The Tri-Border Area (TBA) between Argentina, Paraguay and Brazil is considered the principal base of Hezbollah’s fundraising operations in Latin America. Through a complex system of money-laundering, involving the exchange of counterfeit US dollars for traveller’s cheques, Hezbollah agents in the TBA are believed to launder millions of dollars every year. In the wider region, their fundraising operations have expanded beyond simple money laundering schemes and now include financial ties to a number of criminal and terrorist groups in Latin America. In November 2014, Brazilian Federal Police reported that Hezbollah agents in the TBA are supplying weapons to Brazil’s largest and most powerful gang, the First Capital Command (PCC). In the past, Hezbollah has also been linked to the Revolutionary Armed Forces of Colombia (FARC), and the Los Zetas cartel in Mexico. In 2009, Jamal Yousef, a former Syrian soldier with suspected ties to Hezbollah, was accused of planning to supply the FARC with an enormous cache of weapons. In 2011, Ayman Joumaa, a Lebanese national with ties to Hezbollah, was indicted for drug dealing and money laundering on behalf of Los Zetas cartel, including more than 85,000 kilogrammes of cocaine and 850 million USD in drug money.
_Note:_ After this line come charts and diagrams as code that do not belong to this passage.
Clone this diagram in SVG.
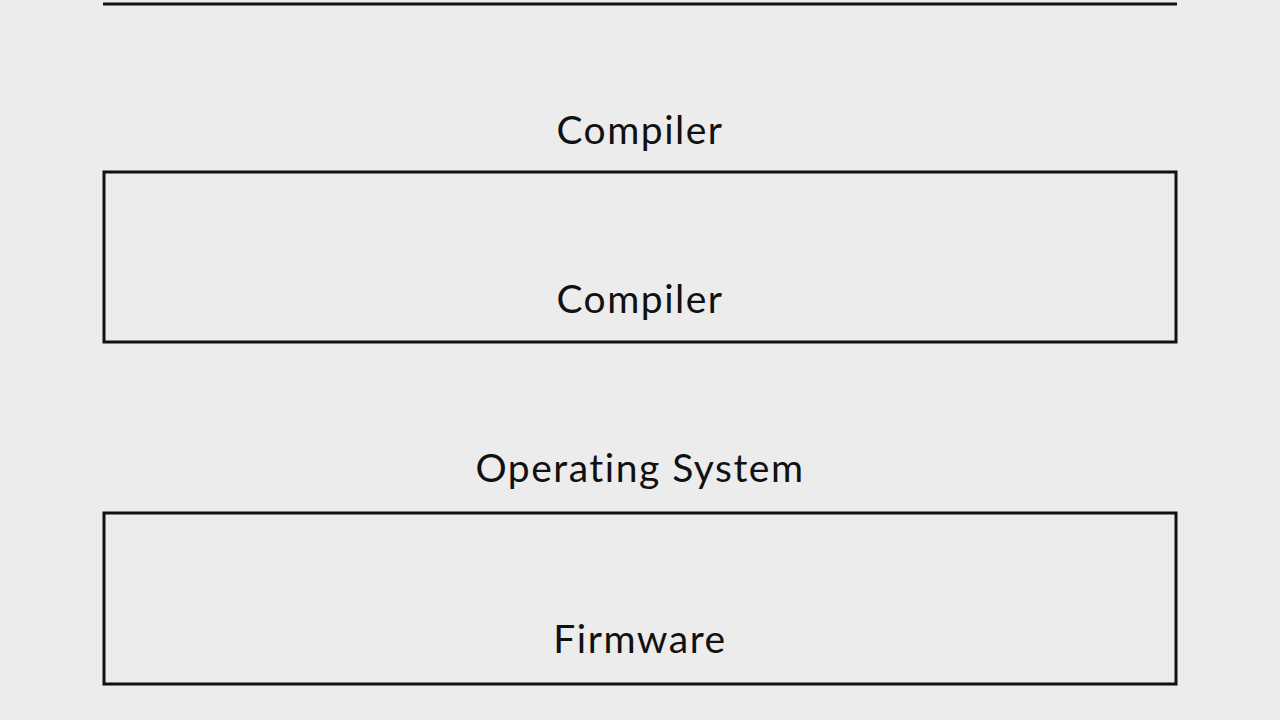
<svg xmlns="http://www.w3.org/2000/svg" width="1280" height="720" viewBox="0 0 1280 720">
<style>
.box{fill:none;stroke:#111;stroke-width:3}
.t{font-family:"Lato","Liberation Sans",sans-serif;font-size:39px;letter-spacing:1.5px;fill:#111;text-anchor:middle}
</style>
<rect width="1280" height="720" fill="#ececec"/>
<g id="top"><line x1="103" y1="4" x2="1177" y2="4" class="box"/></g>
<g id="lbl1"><text class="t" x="640" y="144">Compiler</text></g>
<g id="compiler"><rect class="box" x="104" y="172" width="1072" height="170"/><text class="t" x="640" y="313">Compiler</text></g>
<g id="lbl2"><text class="t" x="640" y="482">Operating System</text></g>
<g id="firmware"><rect class="box" x="104" y="513" width="1072" height="171"/><text class="t" x="640" y="653">Firmware</text></g>
<g id="connectors"></g>
</svg>
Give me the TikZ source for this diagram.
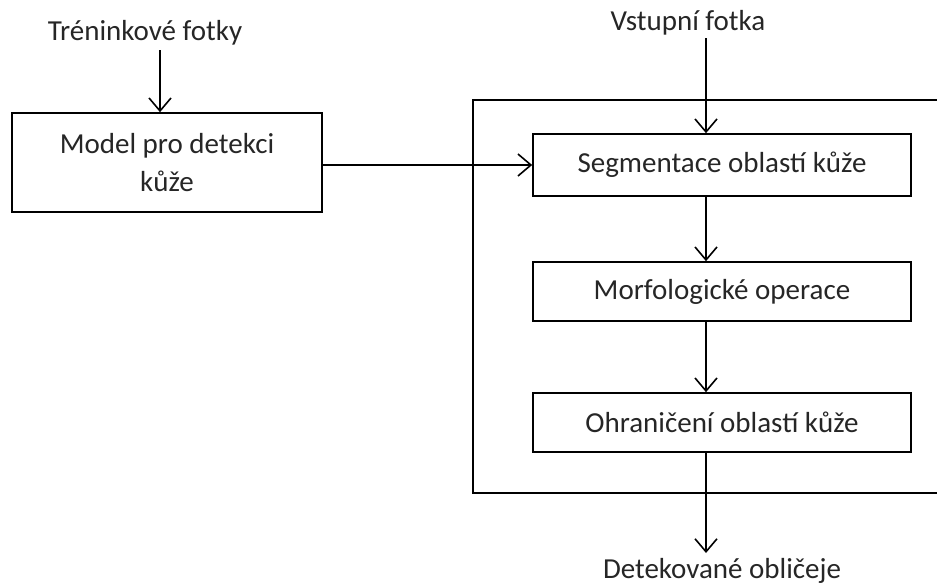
\documentclass[tikz,border=0pt]{standalone}
\usepackage{fontspec}
\setmainfont{Carlito}
\usetikzlibrary{arrows.meta}
\begin{document}
\begin{tikzpicture}[x=1pt,y=-1pt,
  line width=1.6pt,
  box/.style={draw, line width=1.6pt, minimum width=#1, inner sep=0pt, align=center, font=\fontsize{29}{38}\selectfont, text=black!85},
  lbl/.style={inner sep=0pt, font=\fontsize{29}{35}\selectfont, text=black!85},
  arr/.style={-{Straight Barb[length=13pt,width=22pt,line width=1.6pt]}}]
\useasboundingbox (0,0) rectangle (937,587);
\node[lbl] (train) at (145,33) {Tréninkové fotky};
\node[box=310pt, minimum height=99pt] (model) at (167,162.5) {Model pro detekci\\kůže};
\node[lbl] (input) at (688,23) {Vstupní fotka};
\node[box=378pt, minimum height=62pt] (seg) at (722,165) {Segmentace oblastí kůže};
\node[box=378pt, minimum height=59pt] (morf) at (722,291.5) {Morfologické operace};
\node[box=378pt, minimum height=59pt] (ohr) at (722,422.5) {Ohraničení oblastí kůže};
\node[lbl] (out) at (722,571) {Detekované obličeje};
\draw (937,100) -- (473,100) -- (473,493) -- (937,493);
\coordinate (tin) at (160,50);
\coordinate (iin) at (706,38);
\draw[arr] (tin) -- (tin |- model.north);
\draw[arr] (iin) -- (iin |- seg.north);
\draw[arr] (model.east |- seg.west) -- (seg.west);
\draw[arr] (seg.south -| iin) -- (morf.north -| iin);
\draw[arr] (morf.south -| iin) -- (ohr.north -| iin);
\coordinate (oend) at (706,553);
\draw[arr] (ohr.south -| iin) -- (oend);
\end{tikzpicture}
\end{document}
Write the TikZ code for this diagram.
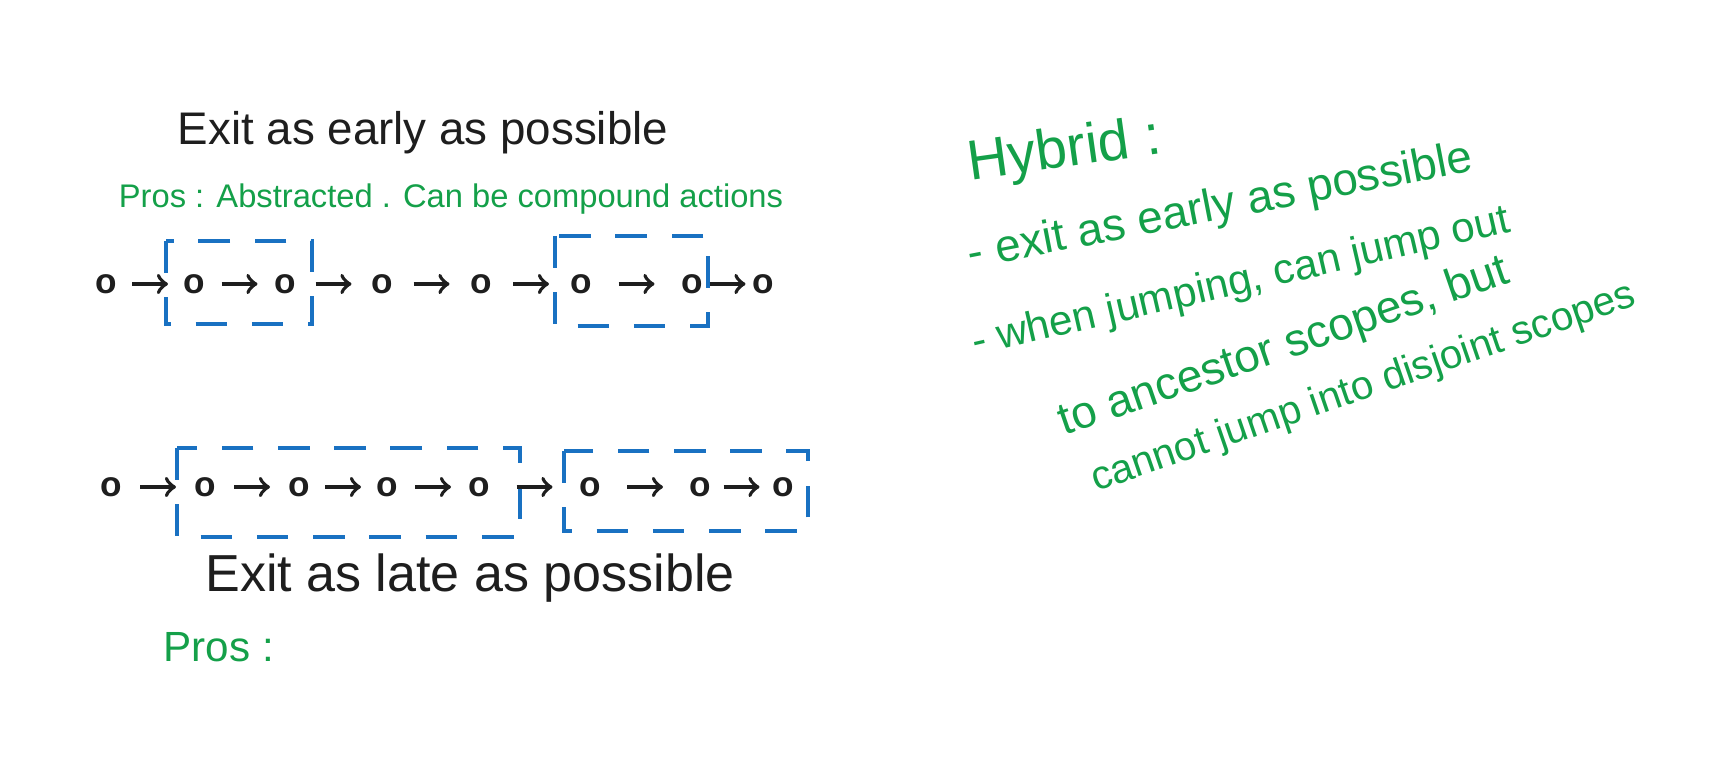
\documentclass[tikz,border=0pt]{standalone}
\usepackage{fontspec}
\setmainfont{Liberation Sans}
\usetikzlibrary{calc}
\definecolor{inkblack}{HTML}{1E1E1E}
\definecolor{inkgreen}{HTML}{14A049}
\definecolor{inkblue}{HTML}{1971C2}
\tikzset{
  opnode/.style={inner sep=1pt, font=\fontsize{10}{10}\selectfont\bfseries, text=inkblack},
  go/.style={->, draw=inkblack, line width=1.1pt},
  scopebox/.style={draw=inkblue, line width=1.1pt, dash pattern=on 9pt off 7pt},
  note/.style={anchor=west, inner sep=0pt, text=inkgreen, font=\fontsize{13}{13}\selectfont},
}

\begin{document}
\begin{tikzpicture}[x=0.01cm, y=-0.01cm]
  \useasboundingbox (0,0) rectangle (1735,765);

  % exit as early as possible
  \node[text=inkblack, font=\fontsize{13}{13}\selectfont] (earlytitle) at (423,133) {Exit as early as possible};
  \node[text=inkgreen, font=\fontsize{9.3}{9.3}\selectfont] (earlypros) at (451,199) {Pros : Abstracted . Can be compound actions};
  \draw[scopebox] (166,241) rectangle (312,324);
  \draw[scopebox] (555,236) rectangle (708,326);
  \foreach \i/\x in {1/106,2/194,3/285,4/382,5/481,6/581,7/692,8/763}
    \node[opnode] (e\i) at (\x,284) {o};
  \foreach \i [count=\j from 2] in {1,...,7}
    \draw[go] ($(e\i)!0.5!(e\j)+(-18,0)$) -- ($(e\i)!0.5!(e\j)+(18,0)$);

  % exit as late as possible
  \draw[scopebox] (177,448) rectangle (520,537);
  \draw[scopebox] (564,451) rectangle (808,531);
  \foreach \i/\x in {1/111,2/205,3/299,4/387,5/479,6/590,7/700,8/783}
    \node[opnode] (l\i) at (\x,487) {o};
  \foreach \i [count=\j from 2] in {1,...,7}
    \draw[go] ($(l\i)!0.5!(l\j)+(-18,0)$) -- ($(l\i)!0.5!(l\j)+(18,0)$);
  \node[text=inkblack, font=\fontsize{14.8}{14.8}\selectfont] (latetitle) at (470,578) {Exit as late as possible};
  \node[note, font=\fontsize{12}{12}\selectfont] (latepros) at (163,647) {Pros :};

  % hybrid
  \node[note, rotate=8, font=\fontsize{16}{16}\selectfont] (hybrid) at (968,166) {Hybrid :};
  \node[note, rotate=11] (hybearly) at (968,257) {- exit as early as possible};
  \node[note, rotate=13, font=\fontsize{12}{12}\selectfont] (hybjump) at (972,345) {- when jumping, can jump out};
  \node[note, rotate=19] (hybscope) at (1060,425) {to ancestor scopes, but};
  \node[note, rotate=19, font=\fontsize{11.5}{11.5}\selectfont] (hybnot) at (1092,482) {cannot jump into disjoint scopes};
\end{tikzpicture}
\end{document}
It is likely that Hezbollah’s operations are indirectly financing these criminal and terrorist groups, thereby exacerbating pre-existing security issues in Latin America. Furthermore, reports suggesting that Hezbollah agents in the TBA launder over 100 million USD back to Lebanon every year should provoke further analysis of the global impact of Hezbollah’s Latin American operations.
In this light, commentators and policymakers should look beyond the potential threat posed by Hezbollah operatives to US and Israeli targets and afford greater attention to the impact of Hezbollah’s operations on internal security in Latin America. Hezbollah’s ties to the PCC, Los Zetas and the FARC through drug and arms trafficking operations represent serious security threats that risk prolonging the internal conflict and exacerbating high rates of organised crime across the region. Targeted counter-terrorism operations, particularly in the TBA, would rein in Hezbollah’s capacity to support domestic militant and criminal groups and put significant financial strain on Hezbollah’s operations in Latin America.